▶ [EXERCISE INPUT]:

──────────────────────────────

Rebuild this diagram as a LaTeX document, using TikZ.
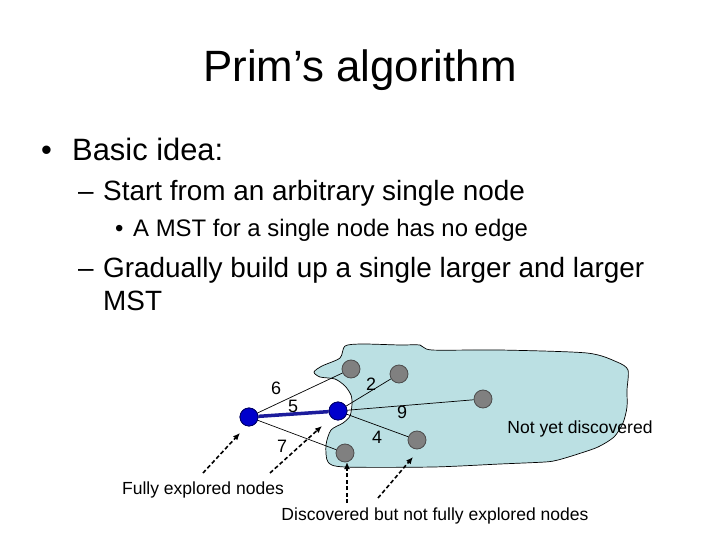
\documentclass[tikz,border=0pt]{standalone}
\usepackage{fontspec}
\setmainfont{Liberation Sans}
\usetikzlibrary{arrows.meta}
\definecolor{blobfill}{RGB}{187,224,227}
\definecolor{nodegray}{RGB}{128,128,128}
\definecolor{nodeblue}{RGB}{0,0,204}
\definecolor{edgeblue}{RGB}{28,28,156}
\tikzset{
  graynode/.style={circle,fill=nodegray,draw=black!70,line width=0.8bp,minimum size=18bp,inner sep=0pt},
  bluenode/.style={circle,fill=nodeblue,draw=blue!40!black,line width=0.8bp,minimum size=18bp,inner sep=0pt},
  thinedge/.style={draw=black,line width=0.7bp},
  mstedge/.style={draw=edgeblue,line width=3.5bp},
  weight/.style={font=\fontsize{18}{18}\selectfont,inner sep=0pt},
  pointer/.style={dashed,dash pattern=on 4bp off 2.5bp,line width=1.6bp,-{Latex[length=7bp,width=6bp]}},
  caption/.style={font=\fontsize{17.6}{18}\selectfont,inner sep=0pt},
  txt/.style={anchor=base west,inner sep=0pt}
}
\begin{document}
\begin{tikzpicture}[x=1bp,y=-1bp]
\useasboundingbox (0,0) rectangle (720,540);
% title
\node[anchor=base,inner sep=0pt,font=\fontsize{44}{44}\selectfont] (title) at (360,82) {Prim’s algorithm};
% bullets
\node[txt,font=\fontsize{31}{31}\selectfont] (b1) at (41,161) {•};
\node[txt,font=\fontsize{31}{31}\selectfont] (t1) at (72,161) {Basic idea:};
\node[txt,font=\fontsize{28}{28}\selectfont] (b2) at (78,201) {–};
\node[txt,font=\fontsize{28}{28}\selectfont] (t2) at (103,201) {Start from an arbitrary single node};
\node[txt,font=\fontsize{24}{24}\selectfont] (b3) at (115,237) {•};
\node[txt,font=\fontsize{24}{24}\selectfont] (t3) at (133,237) {A MST for a single node has no edge};
\node[txt,font=\fontsize{28}{28}\selectfont] (b4) at (78,278) {–};
\node[txt,font=\fontsize{28}{28}\selectfont] (t4) at (103,278) {Gradually build up a single larger and larger};
\node[txt,font=\fontsize{28}{28}\selectfont] (t5) at (103,310) {MST};
% blob
\draw[fill=blobfill,draw=black,line width=0.7bp] plot[smooth cycle,tension=0.45] coordinates {
(345,346) (362,344) (400,345) (420,345) (432,350) (500,350) (587,353) (617,362) (628,370)
(627,390) (627,407) (623,423) (614,437) (598,447) (578,454) (558,460) (545,462) (500,464)
(433,467) (345,467) (328,462) (326,445) (331,430) (343,423) (350,416) (352,404) (351,395)
(345,386) (335,379) (320,377) (314,372) (322,366) (340,358)};
% nodes
\node[bluenode] (a) at (249,417) {};
\node[bluenode] (b) at (338,411) {};
\node[graynode] (c) at (351,369) {};
\node[graynode] (d) at (399,374) {};
\node[graynode] (e) at (345,453) {};
\node[graynode] (f) at (417,440) {};
\node[graynode] (g) at (483,399) {};
% edges
\draw[thinedge] (a) -- (c);
\draw[thinedge] (a) -- (e);
\draw[thinedge] (b) -- (d);
\draw[thinedge] (b) -- (g);
\draw[thinedge] (b) -- (f);
\draw[mstedge] (a) -- (b);
\node[bluenode] at (a) {};
\node[bluenode] at (b) {};
% weights
\node[weight] (w6) at (276,388) {6};
\node[weight] (w5) at (293,406) {5};
\node[weight] (w2) at (371,384) {2};
\node[weight] (w9) at (402,412) {9};
\node[weight] (w4) at (377,437) {4};
\node[weight] (w7) at (282,446) {7};
% captions
\node[caption] (nyd) at (580,429) {Not yet discovered};
\node[caption] (fen) at (203,490) {Fully explored nodes};
\node[caption] (dnf) at (435,516) {Discovered but not fully explored nodes};
% pointers
\coordinate (p1s) at (203,473); \coordinate (p1e) at (240,433);
\coordinate (p2s) at (270,473); \coordinate (p2e) at (322,426);
\coordinate (p3s) at (347,503); \coordinate (p3e) at (347,462);
\coordinate (p4s) at (378,498); \coordinate (p4e) at (413,457);
\draw[pointer] (p1s) -- (p1e);
\draw[pointer] (p2s) -- (p2e);
\draw[pointer] (p3s) -- (p3e);
\draw[pointer] (p4s) -- (p4e);
\end{tikzpicture}
\end{document}
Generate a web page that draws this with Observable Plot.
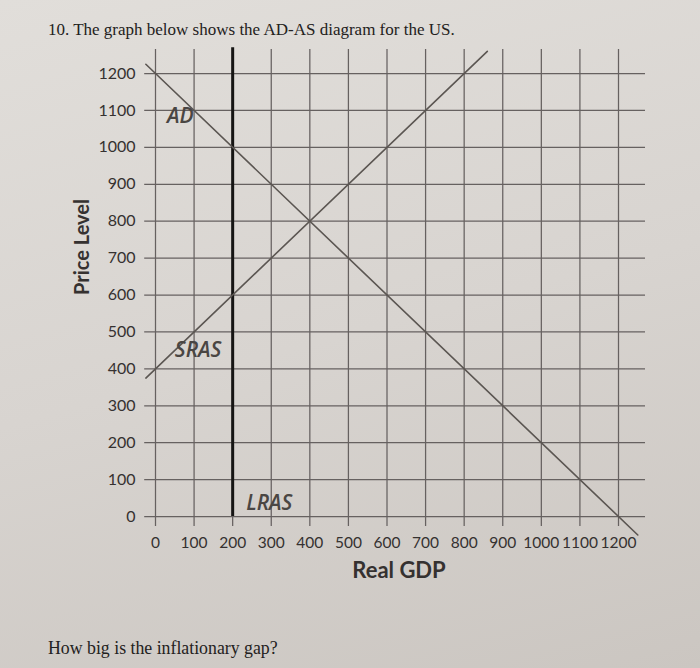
<!DOCTYPE html>
<html><head><meta charset="utf-8">
<script src="https://cdn.jsdelivr.net/npm/d3@7"></script>
<script src="https://cdn.jsdelivr.net/npm/@observablehq/plot@0.6"></script>
<style>
html,body{margin:0;padding:0;}
body{width:700px;height:668px;position:relative;overflow:hidden;
  background:linear-gradient(165deg,#e1deda 0%,#d8d4d0 50%,#cbc6c1 100%);}
#title{position:absolute;left:48px;top:20px;font-family:"Liberation Serif","Times New Roman",serif;font-size:17px;color:#232120;white-space:nowrap;}
#question{position:absolute;left:48px;top:638px;font-family:"Liberation Serif","Times New Roman",serif;font-size:17.8px;color:#232120;white-space:nowrap;}
#chart{position:absolute;left:0;top:0;}
</style>
</head><body>
<div id="title">10. The graph below shows the AD-AS diagram for the US.</div>
<div id="chart"></div>
<div id="question">How big is the inflationary gap?</div>
<script>
// ---- data ----
const xTicks = [0,100,200,300,400,500,600,700,800,900,1000,1100,1200];
const yTicks = [0,100,200,300,400,500,600,700,800,900,1000,1100,1200];
const adGDP = [-25, 1250];
const adPrice = [1225, -50];
const srasGDP = [-25, 860];
const srasPrice = [375, 1260];
const lrasGDP = [200];
const lrasPrice = [0, 1270];
const curveLabels = ["AD", "SRAS", "LRAS"];
const labelGDP = [30, 50, 235];
const labelPrice = [1085, 450, 35];
const xTitle = "Real GDP";
const yTitle = "Price Level";

// ---- build ----
const ad = adGDP.map((g, i) => ({gdp: g, price: adPrice[i]}));
const sras = srasGDP.map((g, i) => ({gdp: g, price: srasPrice[i]}));
const labels = curveLabels.map((t, i) => ({t, gdp: labelGDP[i], price: labelPrice[i]}));

const gridColor = "#666160";
const inkColor = "#353130";
const font = "Lato, 'Noto Sans', sans-serif";
const fmt = d => String(d);

const chart = Plot.plot({
  width: 700,
  height: 600,
  marginLeft: 155,
  marginRight: 82,
  marginTop: 73,
  marginBottom: 84,
  style: {background: "transparent", fontFamily: font, color: inkColor, overflow: "visible"},
  x: {domain: [0, 1200]},
  y: {domain: [0, 1200]},
  marks: [
    Plot.ruleY(yTicks, {y: d => d, x1: -28, x2: 1270, stroke: gridColor, strokeWidth: 1.25}),
    Plot.ruleX(xTicks, {x: d => d, y1: -27, y2: 1265, stroke: gridColor, strokeWidth: 1.25}),
    Plot.ruleX(lrasGDP, {x: d => d, y1: lrasPrice[0], y2: lrasPrice[1], stroke: "#161514", strokeWidth: 3}),
    Plot.line(ad, {x: "gdp", y: "price", stroke: "#5b5652", strokeWidth: 1.6}),
    Plot.line(sras, {x: "gdp", y: "price", stroke: "#5b5652", strokeWidth: 1.6}),
    Plot.text(labels, {x: "gdp", y: "price", text: "t", textAnchor: "start", fontSize: 21, fontStyle: "italic", fontWeight: 600, fill: "#4a4643", fontFamily: "'Open Sans', sans-serif"}),
    Plot.axisX(xTicks, {tickSize: 0, tickPadding: 20, fontSize: 15.5, tickFormat: fmt, label: null, fill: inkColor}),
    Plot.axisY(yTicks, {tickSize: 0, tickPadding: 20, fontSize: 16, tickFormat: fmt, label: null, fill: inkColor}),
    Plot.text([xTitle], {frameAnchor: "bottom", dx: 12, dy: 61, fontSize: 22, fontWeight: "bold", fill: inkColor}),
    Plot.text([yTitle], {frameAnchor: "left", dx: -73, rotate: -90, fontSize: 20, fontWeight: "bold", fill: inkColor})
  ]
});
document.getElementById("chart").appendChild(chart);
</script>
</body></html>
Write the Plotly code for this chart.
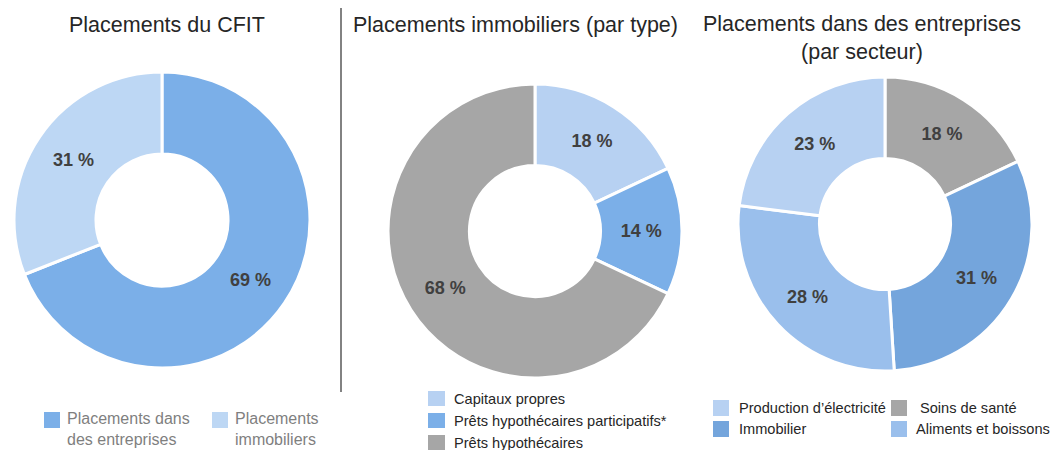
import plotly.graph_objects as go

W, H = 1051, 450

# ---- data ----
titles = ["Placements du CFIT", "Placements immobiliers (par type)",
          "Placements dans des entreprises<br>(par secteur)"]

cfit_labels = ["Placements dans des entreprises", "Placements immobiliers"]
cfit_values = [69, 31]

immo_labels = ["Capitaux propres", "Prêts hypothécaires participatifs*", "Prêts hypothécaires"]
immo_values = [18, 14, 68]

sect_labels = ["Soins de santé", "Immobilier", "Aliments et boissons", "Production d’électricité"]
sect_values = [18, 31, 28, 23]

# ---- styles ----
FONT = "Liberation Sans, Arial, sans-serif"
cfit_colors = ["#7BAFE8", "#BDD7F4"]
immo_colors = ["#B7D1F2", "#7BAFE8", "#A6A6A6"]
sect_colors = ["#A6A6A6", "#74A5DC", "#9ABFEC", "#B7D1F2"]


def dom(cx, cy, r):
    return dict(x=[(cx - r) / W, (cx + r) / W], y=[1 - (cy + r) / H, 1 - (cy - r) / H])


def px(x, y):
    return x / W, 1 - y / H


fig = go.Figure()
pies = [
    (cfit_labels, cfit_values, cfit_colors, (162, 220, 148)),
    (immo_labels, immo_values, immo_colors, (535, 231, 147)),
    (sect_labels, sect_values, sect_colors, (885, 224, 147)),
]
for labels, values, colors, (cx, cy, r) in pies:
    fig.add_trace(go.Pie(
        labels=labels, values=values, sort=False, direction="clockwise", rotation=0,
        hole=0.446, domain=dom(cx, cy, r),
        marker=dict(colors=colors, line=dict(color="white", width=3)),
        text=[f"{v} %" for v in values], textinfo="text", textposition="inside",
        insidetextorientation="horizontal",
        insidetextfont=dict(family=FONT, size=18, color="#404040", weight="bold"),
        showlegend=False, hoverinfo="label+percent",
    ))

annotations = []
shapes = []

# titles
for t, (x, y) in zip(titles, [(167, 25), (515, 25), (862, 38)]):
    ax, ay = px(x, y)
    annotations.append(dict(text=t, x=ax, y=ay, xref="paper", yref="paper",
                            xanchor="center", yanchor="middle", showarrow=False,
                            font=dict(family=FONT, size=21.5, color="#262626")))

# separator line
shapes.append(dict(type="line", xref="paper", yref="paper",
                   x0=341 / W, x1=341 / W, y0=1 - 8 / H, y1=1 - 392 / H,
                   line=dict(color="#595959", width=1.5)))


def legend_item(label, color, sx, sy, tx, font_size, font_color, sw=16, sh=16, multiline=None):
    shapes.append(dict(type="rect", xref="paper", yref="paper",
                       x0=sx / W, x1=(sx + sw) / W, y0=1 - sy / H, y1=1 - (sy + sh) / H,
                       fillcolor=color, line=dict(width=0)))
    ax, ay = px(tx, sy + sh / 2)
    text = multiline if multiline else label
    annotations.append(dict(text=text, x=ax, y=ay if not multiline else 1 - (sy - 4) / H,
                            xref="paper", yref="paper", xanchor="left",
                            yanchor="middle" if not multiline else "top", align="left",
                            showarrow=False,
                            font=dict(family=FONT, size=font_size, color=font_color)))


# legend 1 (two columns, wrapped text)
wrap1 = {"Placements dans des entreprises": "Placements dans<br>des entreprises",
         "Placements immobiliers": "Placements<br>immobiliers"}
for lab, col, sx in zip(cfit_labels, cfit_colors, [44, 212]):
    legend_item(lab, col, sx, 412, sx + 21, 16, "#7F7F7F", multiline=wrap1[lab])

# legend 2 (vertical)
for i, (lab, col) in enumerate(zip(immo_labels, immo_colors)):
    legend_item(lab, col, 428, 391 + i * 22, 452, 14.6, "#262626", sw=17, sh=15)

# legend 3 (two columns): order shown in reference
leg3_pos = {"Production d’électricité": (713, 400, 737),
            "Soins de santé": (891, 400, 918),
            "Immobilier": (713, 421, 737),
            "Aliments et boissons": (891, 421, 914)}
for lab, col in zip(sect_labels, sect_colors):
    sx, sy, tx = leg3_pos[lab]
    legend_item(lab, col, sx, sy, tx, 14.6, "#262626")

fig.update_layout(
    width=W, height=H, margin=dict(l=0, r=0, t=0, b=0),
    paper_bgcolor="white", plot_bgcolor="white",
    annotations=annotations, shapes=shapes,
    font=dict(family=FONT),
)

fig.write_html("out.html", config={"displayModeBar": False},
               post_script="document.body.style.margin='0';")
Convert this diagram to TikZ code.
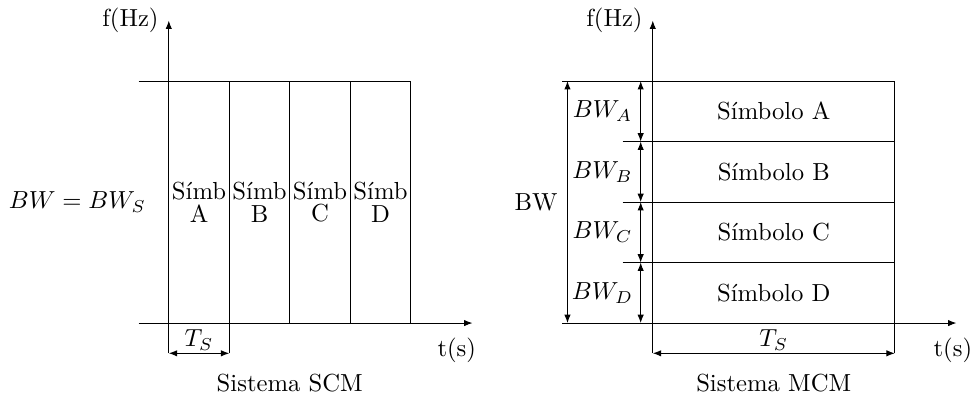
\documentclass[tikz,border=0pt]{standalone}
\usepackage{fontspec}
\usetikzlibrary{arrows.meta}
\tikzset{
  axline/.style={->,>={Latex[length=3.4pt,width=2.6pt]}},
  dimline/.style={<->,>={Latex[length=3.4pt,width=2.6pt]}},
  lbl/.style={inner sep=1pt},
}
\begin{document}
\begin{tikzpicture}[x=0.862cm,y=0.862cm]
  \useasboundingbox (-2.79,-1.21) rectangle (13.26,5.34);
  % Sistema SCM
  \draw[axline] (-0.5,0) -- (5.02,0);
  \draw[axline] (0,-0.5) -- (0,5);
  \draw (-0.5,4) -- (4,4);
  \draw (1,-0.5) -- (1,4);
  \foreach \x in {2,3,4} \draw (\x,0) -- (\x,4);
  \foreach \s [count=\i] in {A,B,C,D}
    \node[lbl,align=center] (scm\s) at (\i-0.5,2) {Símb\\[-2.8pt]\s};
  \node[lbl] (bws) at (-1.51,2) {$BW = BW_S$};
  \coordinate (tsl) at (0,-0.5);
  \coordinate (tsr) at (1,-0.5);
  \draw[dimline] (tsl) -- node[lbl,above] (tsscm) {$T_S$} (tsr);
  \node[lbl] (tscm) at (4.76,-0.45) {t(s)};
  \node[lbl,anchor=east] (fscm) at (-0.12,5) {f(Hz)};
  \node[lbl] (scm) at (2,-0.99) {Sistema SCM};
  % Sistema MCM
  \draw[axline] (6.5,0) -- (13.02,0);
  \draw[axline] (8,-0.5) -- (8,5);
  \draw (6.5,4) -- (12,4);
  \draw (12,-0.5) -- (12,4);
  \foreach \y in {1,2,3} \draw (7.5,\y) -- (12,\y);
  \coordinate (bwt) at (6.59,4);
  \coordinate (bwb) at (6.59,0);
  \draw[dimline] (bwt) -- (bwb);
  \node[lbl] (bw) at (6.07,2) {BW};
  \foreach \s [count=\i] in {A,B,C,D} {
    \coordinate (b\s t) at (7.8,5-\i);
    \coordinate (b\s b) at (7.8,4-\i);
    \draw[dimline] (b\s t) -- (b\s b);
    \node[lbl] (bw\s) at (7.17,4.5-\i) {$BW_\s$};
    \node[lbl] (sim\s) at (10,4.5-\i) {Símbolo \s};
  }
  \coordinate (tml) at (8,-0.5);
  \coordinate (tmr) at (12,-0.5);
  \draw[dimline] (tml) -- node[lbl,above] (tsmcm) {$T_S$} (tmr);
  \node[lbl] (tmcm) at (12.96,-0.45) {t(s)};
  \node[lbl,anchor=east] (fmcm) at (7.88,5) {f(Hz)};
  \node[lbl] (mcm) at (10,-1) {Sistema MCM};
\end{tikzpicture}
\end{document}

──────────────────────────────

▶ [GIVEN TASK]: Leave out every picture, then retype exactly the lines from the one containing "Generate a web" through the one containing "const labels = curveLabels.map((t, i)".

▶ [ANSWER]:
Generate a web page that draws this with Observable Plot.
<!DOCTYPE html>
<html><head><meta charset="utf-8">
<script src="https://cdn.jsdelivr.net/npm/d3@7"></script>
<script src="https://cdn.jsdelivr.net/npm/@observablehq/plot@0.6"></script>
<style>
html,body{margin:0;padding:0;}
body{width:700px;height:668px;position:relative;overflow:hidden;
  background:linear-gradient(165deg,#e1deda 0%,#d8d4d0 50%,#cbc6c1 100%);}
#title{position:absolute;left:48px;top:20px;font-family:"Liberation Serif","Times New Roman",serif;font-size:17px;color:#232120;white-space:nowrap;}
#question{position:absolute;left:48px;top:638px;font-family:"Liberation Serif","Times New Roman",serif;font-size:17.8px;color:#232120;white-space:nowrap;}
#chart{position:absolute;left:0;top:0;}
</style>
</head><body>
<div id="title">10. The graph below shows the AD-AS diagram for the US.</div>
<div id="chart"></div>
<div id="question">How big is the inflationary gap?</div>
<script>
// ---- data ----
const xTicks = [0,100,200,300,400,500,600,700,800,900,1000,1100,1200];
const yTicks = [0,100,200,300,400,500,600,700,800,900,1000,1100,1200];
const adGDP = [-25, 1250];
const adPrice = [1225, -50];
const srasGDP = [-25, 860];
const srasPrice = [375, 1260];
const lrasGDP = [200];
const lrasPrice = [0, 1270];
const curveLabels = ["AD", "SRAS", "LRAS"];
const labelGDP = [30, 50, 235];
const labelPrice = [1085, 450, 35];
const xTitle = "Real GDP";
const yTitle = "Price Level";

// ---- build ----
const ad = adGDP.map((g, i) => ({gdp: g, price: adPrice[i]}));
const sras = srasGDP.map((g, i) => ({gdp: g, price: srasPrice[i]}));
const labels = curveLabels.map((t, i) => ({t, gdp: labelGDP[i], price: labelPrice[i]}));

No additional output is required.